═══ Information given ═══

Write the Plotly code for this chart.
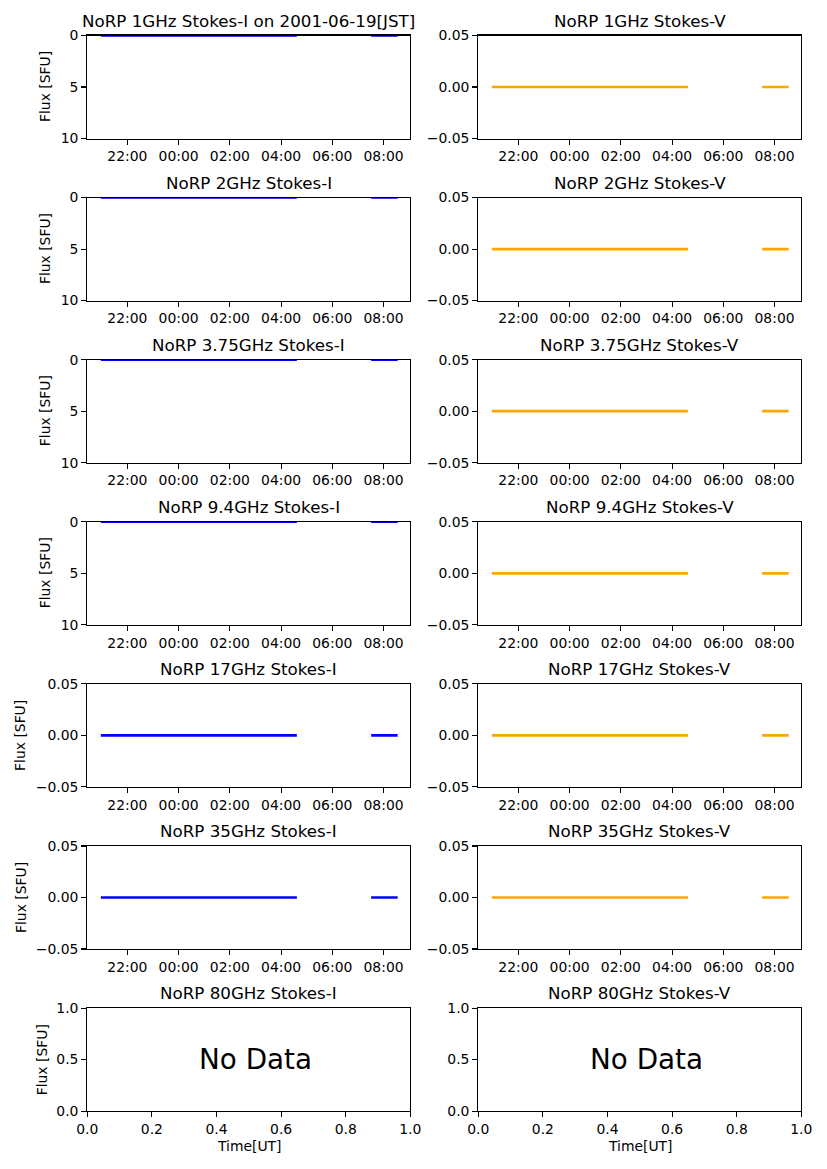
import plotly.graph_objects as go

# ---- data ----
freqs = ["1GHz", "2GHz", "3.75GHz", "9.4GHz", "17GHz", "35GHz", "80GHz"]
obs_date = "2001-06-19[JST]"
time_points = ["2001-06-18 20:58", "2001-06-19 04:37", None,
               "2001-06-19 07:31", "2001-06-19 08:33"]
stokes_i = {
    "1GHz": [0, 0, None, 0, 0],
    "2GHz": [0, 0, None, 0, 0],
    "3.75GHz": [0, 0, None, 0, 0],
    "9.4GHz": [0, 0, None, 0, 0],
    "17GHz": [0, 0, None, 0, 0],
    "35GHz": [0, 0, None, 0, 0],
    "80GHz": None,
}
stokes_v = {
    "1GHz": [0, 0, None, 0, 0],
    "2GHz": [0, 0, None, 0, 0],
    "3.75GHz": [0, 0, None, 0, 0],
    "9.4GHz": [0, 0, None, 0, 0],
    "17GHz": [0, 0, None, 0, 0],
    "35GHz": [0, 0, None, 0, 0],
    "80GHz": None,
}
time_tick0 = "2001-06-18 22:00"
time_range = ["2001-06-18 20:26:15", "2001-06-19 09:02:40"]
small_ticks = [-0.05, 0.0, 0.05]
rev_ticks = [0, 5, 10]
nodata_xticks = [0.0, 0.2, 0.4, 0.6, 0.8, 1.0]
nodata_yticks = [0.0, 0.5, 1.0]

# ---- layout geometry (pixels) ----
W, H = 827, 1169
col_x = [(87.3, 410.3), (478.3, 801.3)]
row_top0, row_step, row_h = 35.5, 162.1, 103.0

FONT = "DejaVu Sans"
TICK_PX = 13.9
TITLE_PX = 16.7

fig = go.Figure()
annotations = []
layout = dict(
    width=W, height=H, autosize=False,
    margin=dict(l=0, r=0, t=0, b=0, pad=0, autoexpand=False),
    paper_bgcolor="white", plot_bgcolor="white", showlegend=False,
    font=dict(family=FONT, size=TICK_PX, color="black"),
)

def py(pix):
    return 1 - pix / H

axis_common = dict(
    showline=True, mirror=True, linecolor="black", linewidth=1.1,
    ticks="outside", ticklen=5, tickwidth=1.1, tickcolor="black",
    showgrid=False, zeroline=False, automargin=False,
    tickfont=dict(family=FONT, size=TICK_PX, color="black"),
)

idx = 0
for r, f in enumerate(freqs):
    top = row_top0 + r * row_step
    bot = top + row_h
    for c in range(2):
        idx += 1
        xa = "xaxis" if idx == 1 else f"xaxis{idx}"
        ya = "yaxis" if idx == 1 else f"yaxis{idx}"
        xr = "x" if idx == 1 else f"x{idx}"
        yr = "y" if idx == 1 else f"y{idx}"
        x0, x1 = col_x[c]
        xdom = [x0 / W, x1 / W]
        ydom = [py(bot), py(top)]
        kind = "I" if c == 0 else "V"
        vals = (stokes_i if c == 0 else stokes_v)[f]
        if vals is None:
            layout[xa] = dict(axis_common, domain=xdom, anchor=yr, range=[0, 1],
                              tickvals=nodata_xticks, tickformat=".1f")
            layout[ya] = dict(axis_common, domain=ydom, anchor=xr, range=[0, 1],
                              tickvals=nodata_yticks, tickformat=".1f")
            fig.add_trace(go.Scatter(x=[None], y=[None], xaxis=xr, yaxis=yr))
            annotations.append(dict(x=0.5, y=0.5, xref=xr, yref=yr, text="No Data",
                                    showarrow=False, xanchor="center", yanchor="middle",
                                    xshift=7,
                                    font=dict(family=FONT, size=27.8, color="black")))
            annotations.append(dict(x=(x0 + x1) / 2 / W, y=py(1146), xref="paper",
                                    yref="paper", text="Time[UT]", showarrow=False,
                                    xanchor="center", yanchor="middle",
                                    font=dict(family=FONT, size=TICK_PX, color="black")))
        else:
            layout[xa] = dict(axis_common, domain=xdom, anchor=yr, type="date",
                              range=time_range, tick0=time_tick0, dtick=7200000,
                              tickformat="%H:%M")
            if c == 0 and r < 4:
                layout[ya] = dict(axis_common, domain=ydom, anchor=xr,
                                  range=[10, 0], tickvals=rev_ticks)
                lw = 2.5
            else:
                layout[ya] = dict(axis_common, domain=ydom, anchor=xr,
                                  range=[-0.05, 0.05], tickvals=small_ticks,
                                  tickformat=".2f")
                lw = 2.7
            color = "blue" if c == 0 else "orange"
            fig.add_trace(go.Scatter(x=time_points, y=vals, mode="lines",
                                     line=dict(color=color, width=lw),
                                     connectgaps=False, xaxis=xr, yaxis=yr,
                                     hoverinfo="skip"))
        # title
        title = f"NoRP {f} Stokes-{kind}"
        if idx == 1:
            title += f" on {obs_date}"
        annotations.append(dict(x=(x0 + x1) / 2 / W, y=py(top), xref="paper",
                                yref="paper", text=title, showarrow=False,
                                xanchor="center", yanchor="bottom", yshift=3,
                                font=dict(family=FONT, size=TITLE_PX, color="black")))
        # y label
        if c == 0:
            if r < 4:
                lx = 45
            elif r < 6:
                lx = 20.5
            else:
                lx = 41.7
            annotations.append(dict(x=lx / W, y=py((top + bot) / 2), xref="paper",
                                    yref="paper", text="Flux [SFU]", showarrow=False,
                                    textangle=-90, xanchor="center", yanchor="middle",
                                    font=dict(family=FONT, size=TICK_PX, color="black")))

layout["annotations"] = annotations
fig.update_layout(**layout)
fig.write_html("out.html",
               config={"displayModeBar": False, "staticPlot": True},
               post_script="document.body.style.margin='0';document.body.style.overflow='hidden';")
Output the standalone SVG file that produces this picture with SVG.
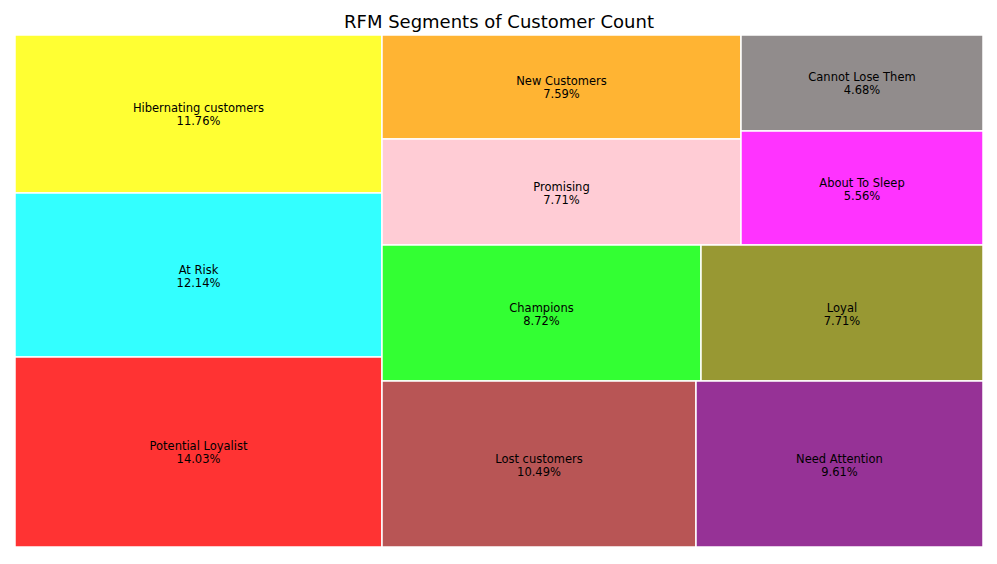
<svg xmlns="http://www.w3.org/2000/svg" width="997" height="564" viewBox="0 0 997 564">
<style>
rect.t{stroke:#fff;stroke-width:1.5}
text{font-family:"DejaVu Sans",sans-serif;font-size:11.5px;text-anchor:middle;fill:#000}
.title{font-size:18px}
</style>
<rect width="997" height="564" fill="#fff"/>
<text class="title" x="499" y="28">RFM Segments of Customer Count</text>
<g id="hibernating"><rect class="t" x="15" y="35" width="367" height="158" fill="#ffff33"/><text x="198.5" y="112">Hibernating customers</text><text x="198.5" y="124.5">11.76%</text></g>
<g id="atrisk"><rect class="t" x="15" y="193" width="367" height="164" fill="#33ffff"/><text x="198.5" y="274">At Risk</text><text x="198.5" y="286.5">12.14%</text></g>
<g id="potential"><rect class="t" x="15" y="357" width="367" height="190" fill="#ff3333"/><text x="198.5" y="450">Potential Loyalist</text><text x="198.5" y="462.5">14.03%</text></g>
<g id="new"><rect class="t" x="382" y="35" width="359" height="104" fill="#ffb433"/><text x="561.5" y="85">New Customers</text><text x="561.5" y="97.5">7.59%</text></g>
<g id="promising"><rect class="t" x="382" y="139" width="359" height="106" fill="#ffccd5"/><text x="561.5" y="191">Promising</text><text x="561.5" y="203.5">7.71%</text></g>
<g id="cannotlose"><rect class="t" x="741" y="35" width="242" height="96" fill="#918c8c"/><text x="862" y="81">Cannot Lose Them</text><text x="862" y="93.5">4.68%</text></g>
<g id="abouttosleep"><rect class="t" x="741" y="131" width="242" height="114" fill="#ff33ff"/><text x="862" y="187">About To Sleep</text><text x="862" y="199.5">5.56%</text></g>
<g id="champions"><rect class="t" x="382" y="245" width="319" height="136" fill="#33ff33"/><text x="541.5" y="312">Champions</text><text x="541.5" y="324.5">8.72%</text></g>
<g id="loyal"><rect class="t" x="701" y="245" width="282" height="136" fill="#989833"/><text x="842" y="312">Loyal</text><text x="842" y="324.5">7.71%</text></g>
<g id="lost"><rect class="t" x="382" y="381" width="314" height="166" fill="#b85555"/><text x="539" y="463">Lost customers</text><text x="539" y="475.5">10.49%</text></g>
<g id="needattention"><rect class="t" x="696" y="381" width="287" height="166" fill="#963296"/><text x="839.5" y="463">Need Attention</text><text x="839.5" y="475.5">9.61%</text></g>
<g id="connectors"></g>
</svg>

═══

### Given request:
Give back exactly the lines from the top of the records to the line containing "TITLE_PX = 16.7", both included, and no pictures.

### Reply to the task:
Write the Plotly code for this chart.
import plotly.graph_objects as go

# ---- data ----
freqs = ["1GHz", "2GHz", "3.75GHz", "9.4GHz", "17GHz", "35GHz", "80GHz"]
obs_date = "2001-06-19[JST]"
time_points = ["2001-06-18 20:58", "2001-06-19 04:37", None,
               "2001-06-19 07:31", "2001-06-19 08:33"]
stokes_i = {
    "1GHz": [0, 0, None, 0, 0],
    "2GHz": [0, 0, None, 0, 0],
    "3.75GHz": [0, 0, None, 0, 0],
    "9.4GHz": [0, 0, None, 0, 0],
    "17GHz": [0, 0, None, 0, 0],
    "35GHz": [0, 0, None, 0, 0],
    "80GHz": None,
}
stokes_v = {
    "1GHz": [0, 0, None, 0, 0],
    "2GHz": [0, 0, None, 0, 0],
    "3.75GHz": [0, 0, None, 0, 0],
    "9.4GHz": [0, 0, None, 0, 0],
    "17GHz": [0, 0, None, 0, 0],
    "35GHz": [0, 0, None, 0, 0],
    "80GHz": None,
}
time_tick0 = "2001-06-18 22:00"
time_range = ["2001-06-18 20:26:15", "2001-06-19 09:02:40"]
small_ticks = [-0.05, 0.0, 0.05]
rev_ticks = [0, 5, 10]
nodata_xticks = [0.0, 0.2, 0.4, 0.6, 0.8, 1.0]
nodata_yticks = [0.0, 0.5, 1.0]

# ---- layout geometry (pixels) ----
W, H = 827, 1169
col_x = [(87.3, 410.3), (478.3, 801.3)]
row_top0, row_step, row_h = 35.5, 162.1, 103.0

FONT = "DejaVu Sans"
TICK_PX = 13.9
TITLE_PX = 16.7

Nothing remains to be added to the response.